About Runtime Error

(Qiang Sun) #1

Hi guys, can you plz tell me how to deal with the following problem? Cheers!

RuntimeError: cuda runtime error (2) : out of memory at /opt/conda/conda-bld/pytorch_1524584710464/work/aten/src/THC/THCTensorRandom.cu:25


Your GPU does not have enough memory left to run the operation.

If this GPU is used by other processes, try to stop them.

Otherwise if that’s not the case, your code just needs too much memory.
You could try to e.g. lower the batch size. If you are already at batch_size=1, you could try to make your model smaller until it fits.
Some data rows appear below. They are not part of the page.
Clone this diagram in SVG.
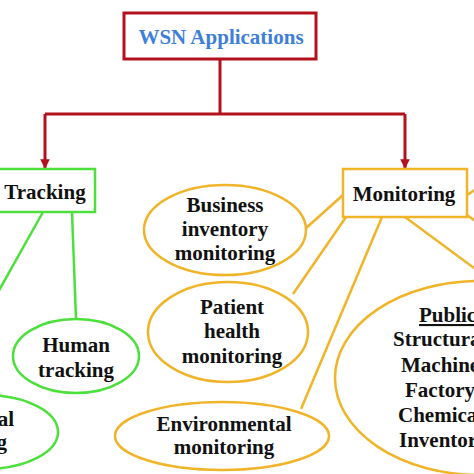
<svg xmlns="http://www.w3.org/2000/svg" width="474" height="474" viewBox="0 0 474 474">
<style>
  text { font-family: "Liberation Serif", "Times New Roman", serif; font-weight: bold; font-size: 21px; fill: #111; text-anchor: middle; }
  .red { stroke: #b3121c; stroke-width: 3; fill: none; }
  .grn { stroke: #4ddf3c; stroke-width: 2.5; fill: #fff; }
  .org { stroke: #f0b429; stroke-width: 2.5; fill: #fff; }
  .gl { stroke: #4ddf3c; stroke-width: 2.5; fill: none; }
  .ol { stroke: #f0b429; stroke-width: 2.5; fill: none; }
</style>
<defs>
  <marker id="arr" viewBox="0 0 10 10" refX="9" refY="5" markerWidth="3.2" markerHeight="3.2" orient="auto" markerUnits="strokeWidth">
    <path d="M0,0 L10,5 L0,10 z" fill="#b3121c"/>
  </marker>
</defs>
<rect width="474" height="474" fill="#fff"/>
<g id="connectors">
  <path class="red" d="M220,59 V114"/>
  <path class="red" d="M45,114 H405"/>
  <path class="red" d="M45,114 V168" marker-end="url(#arr)"/>
  <path class="red" d="M405,114 V168" marker-end="url(#arr)"/>
  <line class="gl" x1="43" y1="212" x2="-3" y2="294"/>
  <line class="gl" x1="72" y1="212" x2="76" y2="319"/>
  <line class="ol" x1="343" y1="195" x2="305" y2="229"/>
  <line class="ol" x1="346" y1="217" x2="293" y2="294"/>
  <line class="ol" x1="382" y1="217" x2="301" y2="409"/>
  <line class="ol" x1="405" y1="217" x2="478" y2="271"/>
  <line class="ol" x1="467" y1="195" x2="478" y2="188"/>
  <line class="ol" x1="467" y1="215" x2="478" y2="223"/>
</g>
<g id="wsn">
  <rect x="124" y="13" width="192" height="46" fill="#fff" stroke="#b3121c" stroke-width="3"/>
  <text x="221" y="44" style="fill:#3e7fd9">WSN Applications</text>
</g>
<g id="tracking">
  <rect x="-5" y="169" width="100" height="43" class="grn"/>
  <text x="45" y="199">Tracking</text>
</g>
<g id="monitoring">
  <rect x="343" y="169" width="124" height="48" class="org" stroke-width="3"/>
  <text x="404" y="201">Monitoring</text>
</g>
<g id="human-tracking">
  <ellipse cx="76" cy="356" rx="63" ry="37" class="grn"/>
  <text x="76" y="352">Human</text>
  <text x="76" y="377">tracking</text>
</g>
<g id="left-tracking">
  <ellipse cx="-15" cy="432" rx="73" ry="37" class="grn"/>
  <text x="14" y="426" style="text-anchor:end">al</text>
  <text x="7" y="449" style="text-anchor:end">g</text>
</g>
<g id="business">
  <ellipse cx="225" cy="230" rx="81" ry="45" class="org"/>
  <text x="225" y="212">Business</text>
  <text x="225" y="236">inventory</text>
  <text x="225" y="260">monitoring</text>
</g>
<g id="patient">
  <ellipse cx="228" cy="332" rx="80" ry="50" class="org"/>
  <text x="232" y="314">Patient</text>
  <text x="232" y="338">health</text>
  <text x="232" y="363">monitoring</text>
</g>
<g id="environmental">
  <ellipse cx="222" cy="436" rx="107" ry="34" class="org"/>
  <text x="224" y="431">Environmental</text>
  <text x="224" y="454">monitoring</text>
</g>
<g id="public">
  <ellipse cx="480" cy="378" rx="145" ry="97" class="org"/>
  <text x="419" y="322" style="text-anchor:start;text-decoration:underline">Public</text>
  <text x="393" y="346" style="text-anchor:start">Structura</text>
  <text x="401" y="372" style="text-anchor:start">Machine</text>
  <text x="405" y="397" style="text-anchor:start">Factory</text>
  <text x="398" y="422" style="text-anchor:start">Chemica</text>
  <text x="399" y="447" style="text-anchor:start">Inventor</text>
</g>
</svg>
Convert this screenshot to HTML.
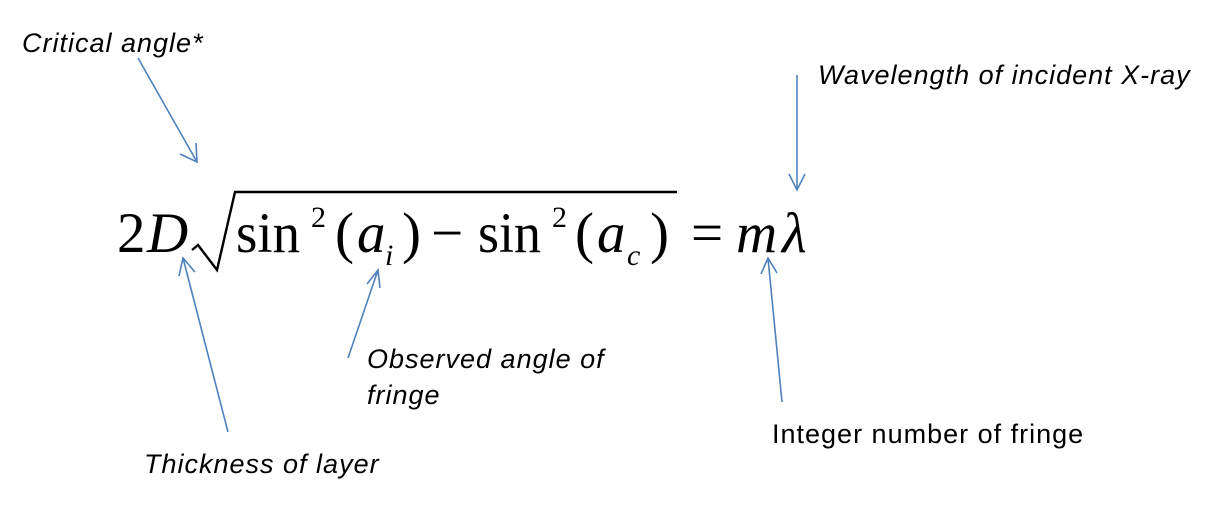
<!DOCTYPE html>
<html><head><style>
body{margin:0;width:1212px;height:506px;background:#fff;overflow:hidden}
.l{font-family:"Liberation Sans",sans-serif;font-size:27px;letter-spacing:1px;fill:#000}
.i{font-style:italic}
.m{font-family:"Liberation Serif",serif;font-size:57px;fill:#000}
.s{font-family:"Liberation Serif",serif;font-size:30px;fill:#000}
.it{font-style:italic}
</style></head><body>
<svg width="1212" height="506" style="position:absolute;left:0;top:0">
<text class="l i" x="22" y="52">Critical angle*</text>
<text class="l i" x="818" y="84">Wavelength of incident X-ray</text>
<text class="l i" x="367" y="368">Observed angle of</text>
<text class="l i" x="367" y="404">fringe</text>
<text class="l" x="772" y="443">Integer number of fringe</text>
<text class="l i" x="144" y="473">Thickness of layer</text>

<text class="m" x="117" y="252">2</text>
<text class="m it" x="147" y="252">D</text>
<text class="m" x="236" y="252" textLength="64" lengthAdjust="spacingAndGlyphs">sin</text>
<text class="s" x="311" y="227">2</text>
<text class="m" x="335" y="252">(</text>
<text class="m it" x="357" y="252">a</text>
<text class="s it" x="385" y="265">i</text>
<text class="m" x="402" y="252">)</text>
<text class="m" x="431" y="252">−</text>
<text class="m" x="478" y="252" textLength="63" lengthAdjust="spacingAndGlyphs">sin</text>
<text class="s" x="552" y="227">2</text>
<text class="m" x="575" y="252">(</text>
<text class="m it" x="597" y="252">a</text>
<text class="s it" x="627" y="265">c</text>
<text class="m" x="650" y="252">)</text>
<text class="m" x="691" y="252">=</text>
<text class="m it" x="736" y="252">m</text>
<text class="m it" x="782" y="252">λ</text>

<polyline points="192,250 198,245 217,270 235,192 677,192" fill="none" stroke="#000" stroke-width="2.4"/>
<g stroke="#4f81bd" stroke-width="1.6" fill="none">
<line x1="138" y1="58" x2="197" y2="162"/><polyline points="180,154 197,162 196,143"/>
<line x1="797" y1="75" x2="797" y2="190"/><polyline points="789,174 797,190 805,174"/>
<line x1="228" y1="432" x2="183" y2="258"/><polyline points="179,276 183,258 195,272"/>
<line x1="348" y1="358" x2="378" y2="270"/><polyline points="367,284 378,270 380,288"/>
<line x1="782" y1="402" x2="768" y2="258"/><polyline points="761,274 768,258 777,273"/>
</g></svg>
</body></html>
The reason for this error is hard to guess without code. You could also have a potential memory leak, e.g. by storing the computation graph with something like total_loss += loss in your training procedure.

(Qiang Sun) #3

Well, I see, ptrblck. Cheers, man!:+1:


If you can’t figure out the reason, you could post your code so that we could have a look at it.

(Qiang Sun) #5

Let me try now according to your nice advice. Had any problem, I will do accordingly.

(Qiang Sun) #6

Hi ptrblck,

Now the code is running smoothly without any modification. What’s up?


Well, I can just speculate without code. Maybe a process was not killed properly and was still using the GPU?
You can check it’s memory with nvidia-smi in your terminal.

(Qiang Sun) #8

Fair enough! I will let you know later since the codes are being run. Thanks!